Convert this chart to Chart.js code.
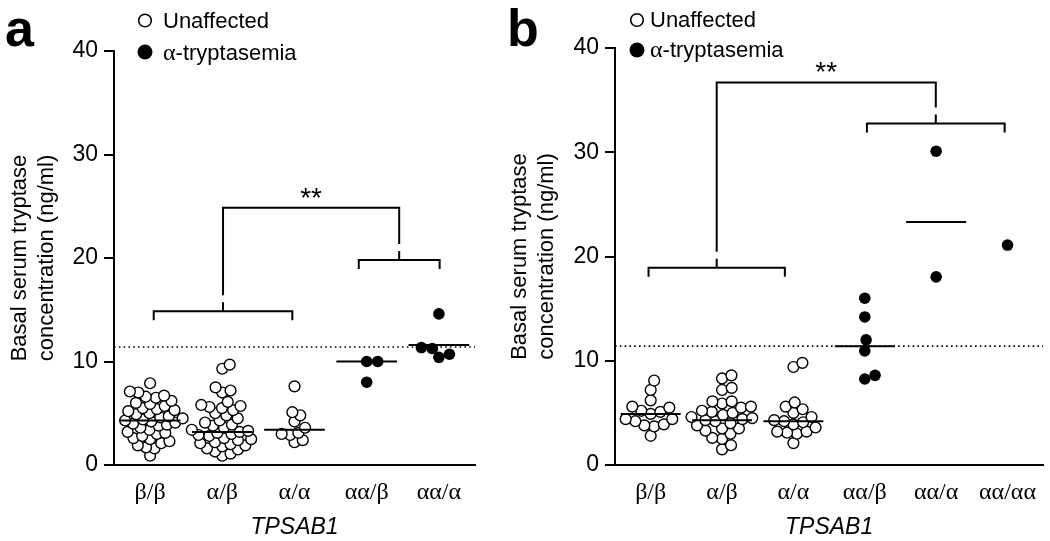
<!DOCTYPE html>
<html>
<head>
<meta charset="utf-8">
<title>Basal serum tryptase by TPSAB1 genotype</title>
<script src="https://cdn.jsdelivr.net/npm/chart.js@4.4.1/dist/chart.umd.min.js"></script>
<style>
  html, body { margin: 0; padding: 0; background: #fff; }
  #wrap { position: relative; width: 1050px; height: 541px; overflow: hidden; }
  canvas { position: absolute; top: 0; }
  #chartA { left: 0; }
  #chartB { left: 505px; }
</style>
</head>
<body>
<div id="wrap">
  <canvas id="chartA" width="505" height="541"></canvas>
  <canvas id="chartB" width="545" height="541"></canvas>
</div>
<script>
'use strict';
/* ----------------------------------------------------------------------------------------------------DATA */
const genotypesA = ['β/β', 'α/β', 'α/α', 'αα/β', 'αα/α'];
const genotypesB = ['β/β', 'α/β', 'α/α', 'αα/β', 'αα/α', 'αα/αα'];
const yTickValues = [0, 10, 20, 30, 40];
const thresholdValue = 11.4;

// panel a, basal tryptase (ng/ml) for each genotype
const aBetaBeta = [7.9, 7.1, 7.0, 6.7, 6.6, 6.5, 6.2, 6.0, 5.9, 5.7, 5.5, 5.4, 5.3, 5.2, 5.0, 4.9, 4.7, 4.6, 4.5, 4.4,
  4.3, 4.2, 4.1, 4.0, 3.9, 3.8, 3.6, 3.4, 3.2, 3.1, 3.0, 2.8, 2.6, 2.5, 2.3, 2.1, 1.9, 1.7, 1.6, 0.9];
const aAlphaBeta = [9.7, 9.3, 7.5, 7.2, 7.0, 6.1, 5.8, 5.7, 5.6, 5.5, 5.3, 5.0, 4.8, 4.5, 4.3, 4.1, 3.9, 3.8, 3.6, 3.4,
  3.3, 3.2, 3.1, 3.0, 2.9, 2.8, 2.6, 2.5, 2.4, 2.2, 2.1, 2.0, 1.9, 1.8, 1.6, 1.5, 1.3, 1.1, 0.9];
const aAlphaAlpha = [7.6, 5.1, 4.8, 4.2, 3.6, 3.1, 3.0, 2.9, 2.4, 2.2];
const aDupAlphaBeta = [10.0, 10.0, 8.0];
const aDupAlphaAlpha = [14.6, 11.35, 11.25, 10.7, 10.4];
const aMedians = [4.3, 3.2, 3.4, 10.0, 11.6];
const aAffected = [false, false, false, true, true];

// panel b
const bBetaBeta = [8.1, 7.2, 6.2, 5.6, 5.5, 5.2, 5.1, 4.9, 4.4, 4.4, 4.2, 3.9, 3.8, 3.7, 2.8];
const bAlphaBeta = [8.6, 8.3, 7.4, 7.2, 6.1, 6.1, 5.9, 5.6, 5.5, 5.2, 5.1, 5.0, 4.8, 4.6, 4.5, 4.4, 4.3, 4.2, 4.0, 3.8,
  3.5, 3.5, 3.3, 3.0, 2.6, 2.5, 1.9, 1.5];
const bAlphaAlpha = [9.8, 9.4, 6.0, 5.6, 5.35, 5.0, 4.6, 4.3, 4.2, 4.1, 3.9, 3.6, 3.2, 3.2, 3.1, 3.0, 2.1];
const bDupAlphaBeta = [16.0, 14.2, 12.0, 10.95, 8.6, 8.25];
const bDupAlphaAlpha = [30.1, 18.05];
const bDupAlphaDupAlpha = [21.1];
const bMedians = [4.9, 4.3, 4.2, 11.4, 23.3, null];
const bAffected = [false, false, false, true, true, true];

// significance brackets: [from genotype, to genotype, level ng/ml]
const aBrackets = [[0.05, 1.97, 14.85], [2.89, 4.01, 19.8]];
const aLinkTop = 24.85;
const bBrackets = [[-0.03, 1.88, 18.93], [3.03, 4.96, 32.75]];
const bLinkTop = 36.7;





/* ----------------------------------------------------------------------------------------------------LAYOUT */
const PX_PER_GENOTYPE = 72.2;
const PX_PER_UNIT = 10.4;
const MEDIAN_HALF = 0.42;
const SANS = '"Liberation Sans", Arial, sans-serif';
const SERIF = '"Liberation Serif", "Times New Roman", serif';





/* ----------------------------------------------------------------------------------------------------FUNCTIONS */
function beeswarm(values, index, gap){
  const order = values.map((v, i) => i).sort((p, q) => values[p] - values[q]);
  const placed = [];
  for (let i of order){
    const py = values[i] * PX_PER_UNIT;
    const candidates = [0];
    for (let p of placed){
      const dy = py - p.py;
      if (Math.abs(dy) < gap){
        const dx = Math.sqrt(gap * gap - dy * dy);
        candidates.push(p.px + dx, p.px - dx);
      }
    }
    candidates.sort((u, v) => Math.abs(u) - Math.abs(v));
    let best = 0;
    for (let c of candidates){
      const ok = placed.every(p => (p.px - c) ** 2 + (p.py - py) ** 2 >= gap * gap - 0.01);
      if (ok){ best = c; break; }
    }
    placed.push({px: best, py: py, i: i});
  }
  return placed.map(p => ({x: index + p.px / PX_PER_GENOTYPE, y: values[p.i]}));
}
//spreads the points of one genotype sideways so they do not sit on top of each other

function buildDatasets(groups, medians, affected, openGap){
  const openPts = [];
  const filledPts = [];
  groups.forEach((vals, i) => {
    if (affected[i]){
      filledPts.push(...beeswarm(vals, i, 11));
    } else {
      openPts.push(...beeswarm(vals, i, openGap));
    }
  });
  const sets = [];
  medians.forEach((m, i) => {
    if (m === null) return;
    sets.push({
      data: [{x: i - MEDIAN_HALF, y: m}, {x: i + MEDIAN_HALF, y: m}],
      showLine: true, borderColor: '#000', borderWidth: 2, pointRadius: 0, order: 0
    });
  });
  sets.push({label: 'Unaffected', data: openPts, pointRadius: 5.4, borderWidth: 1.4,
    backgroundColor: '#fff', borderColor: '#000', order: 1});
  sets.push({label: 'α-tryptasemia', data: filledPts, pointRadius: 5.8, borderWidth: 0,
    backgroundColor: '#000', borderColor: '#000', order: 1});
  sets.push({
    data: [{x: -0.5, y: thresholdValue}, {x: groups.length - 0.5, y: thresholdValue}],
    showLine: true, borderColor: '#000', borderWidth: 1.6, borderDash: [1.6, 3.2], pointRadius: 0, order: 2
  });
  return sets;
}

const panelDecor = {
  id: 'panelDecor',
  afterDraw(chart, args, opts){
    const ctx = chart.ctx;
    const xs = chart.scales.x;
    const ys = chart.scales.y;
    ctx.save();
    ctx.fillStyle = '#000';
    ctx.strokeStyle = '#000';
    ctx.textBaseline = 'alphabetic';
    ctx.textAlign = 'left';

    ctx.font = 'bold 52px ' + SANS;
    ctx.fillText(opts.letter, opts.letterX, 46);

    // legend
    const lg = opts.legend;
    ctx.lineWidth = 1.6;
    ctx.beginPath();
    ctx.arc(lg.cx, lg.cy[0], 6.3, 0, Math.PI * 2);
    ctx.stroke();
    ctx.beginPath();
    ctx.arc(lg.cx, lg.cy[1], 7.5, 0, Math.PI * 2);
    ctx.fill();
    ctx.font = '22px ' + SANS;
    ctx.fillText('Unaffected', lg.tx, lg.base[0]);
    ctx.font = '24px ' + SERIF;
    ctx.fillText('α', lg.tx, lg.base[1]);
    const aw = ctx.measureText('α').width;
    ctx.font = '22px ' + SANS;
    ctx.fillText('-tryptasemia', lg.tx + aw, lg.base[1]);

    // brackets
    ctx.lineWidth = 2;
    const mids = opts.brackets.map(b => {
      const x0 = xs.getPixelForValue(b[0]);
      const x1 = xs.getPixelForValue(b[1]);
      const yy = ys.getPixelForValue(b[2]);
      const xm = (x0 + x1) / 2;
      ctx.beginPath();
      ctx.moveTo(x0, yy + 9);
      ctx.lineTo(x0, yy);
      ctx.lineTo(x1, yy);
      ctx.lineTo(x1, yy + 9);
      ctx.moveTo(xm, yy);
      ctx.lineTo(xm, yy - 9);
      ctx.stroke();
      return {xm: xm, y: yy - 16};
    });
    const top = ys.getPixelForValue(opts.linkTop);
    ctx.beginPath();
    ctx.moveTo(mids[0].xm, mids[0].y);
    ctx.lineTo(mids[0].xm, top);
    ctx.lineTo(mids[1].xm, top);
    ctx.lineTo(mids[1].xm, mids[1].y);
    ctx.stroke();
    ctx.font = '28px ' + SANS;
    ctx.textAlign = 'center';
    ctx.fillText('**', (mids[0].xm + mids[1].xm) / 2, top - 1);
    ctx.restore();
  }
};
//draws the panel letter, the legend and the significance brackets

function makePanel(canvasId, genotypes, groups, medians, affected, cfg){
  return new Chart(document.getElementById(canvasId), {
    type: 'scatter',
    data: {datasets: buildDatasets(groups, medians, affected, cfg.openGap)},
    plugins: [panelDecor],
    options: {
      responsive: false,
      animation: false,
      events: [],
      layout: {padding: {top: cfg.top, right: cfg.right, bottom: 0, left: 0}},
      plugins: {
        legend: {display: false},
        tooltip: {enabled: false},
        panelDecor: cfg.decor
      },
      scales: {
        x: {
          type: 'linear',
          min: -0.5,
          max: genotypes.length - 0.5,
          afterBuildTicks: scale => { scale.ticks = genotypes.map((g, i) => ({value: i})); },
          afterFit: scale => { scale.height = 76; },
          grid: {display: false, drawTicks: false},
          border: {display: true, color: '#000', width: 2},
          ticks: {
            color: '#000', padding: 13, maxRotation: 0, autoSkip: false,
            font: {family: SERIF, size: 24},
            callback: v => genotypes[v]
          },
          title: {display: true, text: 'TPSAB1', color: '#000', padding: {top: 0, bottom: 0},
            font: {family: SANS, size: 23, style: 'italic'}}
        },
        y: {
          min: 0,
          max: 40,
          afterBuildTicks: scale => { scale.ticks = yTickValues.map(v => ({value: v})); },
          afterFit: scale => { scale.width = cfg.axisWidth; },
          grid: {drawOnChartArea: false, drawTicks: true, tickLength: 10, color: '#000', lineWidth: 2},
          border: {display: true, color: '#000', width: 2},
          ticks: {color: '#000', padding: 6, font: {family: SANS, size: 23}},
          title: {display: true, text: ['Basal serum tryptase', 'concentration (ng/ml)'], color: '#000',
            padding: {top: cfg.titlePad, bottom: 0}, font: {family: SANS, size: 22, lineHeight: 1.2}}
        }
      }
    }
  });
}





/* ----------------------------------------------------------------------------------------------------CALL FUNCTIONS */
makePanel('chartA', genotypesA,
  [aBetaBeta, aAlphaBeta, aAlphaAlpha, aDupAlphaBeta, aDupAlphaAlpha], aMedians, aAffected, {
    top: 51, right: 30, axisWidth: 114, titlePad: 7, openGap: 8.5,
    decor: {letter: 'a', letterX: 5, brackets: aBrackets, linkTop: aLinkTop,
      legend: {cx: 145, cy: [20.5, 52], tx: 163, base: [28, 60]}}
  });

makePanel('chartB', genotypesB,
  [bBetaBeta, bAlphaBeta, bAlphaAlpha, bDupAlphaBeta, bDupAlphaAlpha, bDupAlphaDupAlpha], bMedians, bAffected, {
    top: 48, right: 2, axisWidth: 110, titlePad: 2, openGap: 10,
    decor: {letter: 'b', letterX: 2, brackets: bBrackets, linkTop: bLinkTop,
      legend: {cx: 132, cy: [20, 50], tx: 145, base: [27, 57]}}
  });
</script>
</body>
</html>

◆ **EXERCISE AIM**
Repeat, word for word and with no pictures, only the lines running from the beginning of the data to the line that contains "const thresholdValue = 11.4;".

◆ **FINISHED EXERCISE**
Convert this chart to Chart.js code.
<!DOCTYPE html>
<html>
<head>
<meta charset="utf-8">
<title>Basal serum tryptase by TPSAB1 genotype</title>
<script src="https://cdn.jsdelivr.net/npm/chart.js@4.4.1/dist/chart.umd.min.js"></script>
<style>
  html, body { margin: 0; padding: 0; background: #fff; }
  #wrap { position: relative; width: 1050px; height: 541px; overflow: hidden; }
  canvas { position: absolute; top: 0; }
  #chartA { left: 0; }
  #chartB { left: 505px; }
</style>
</head>
<body>
<div id="wrap">
  <canvas id="chartA" width="505" height="541"></canvas>
  <canvas id="chartB" width="545" height="541"></canvas>
</div>
<script>
'use strict';
/* ----------------------------------------------------------------------------------------------------DATA */
const genotypesA = ['β/β', 'α/β', 'α/α', 'αα/β', 'αα/α'];
const genotypesB = ['β/β', 'α/β', 'α/α', 'αα/β', 'αα/α', 'αα/αα'];
const yTickValues = [0, 10, 20, 30, 40];
const thresholdValue = 11.4;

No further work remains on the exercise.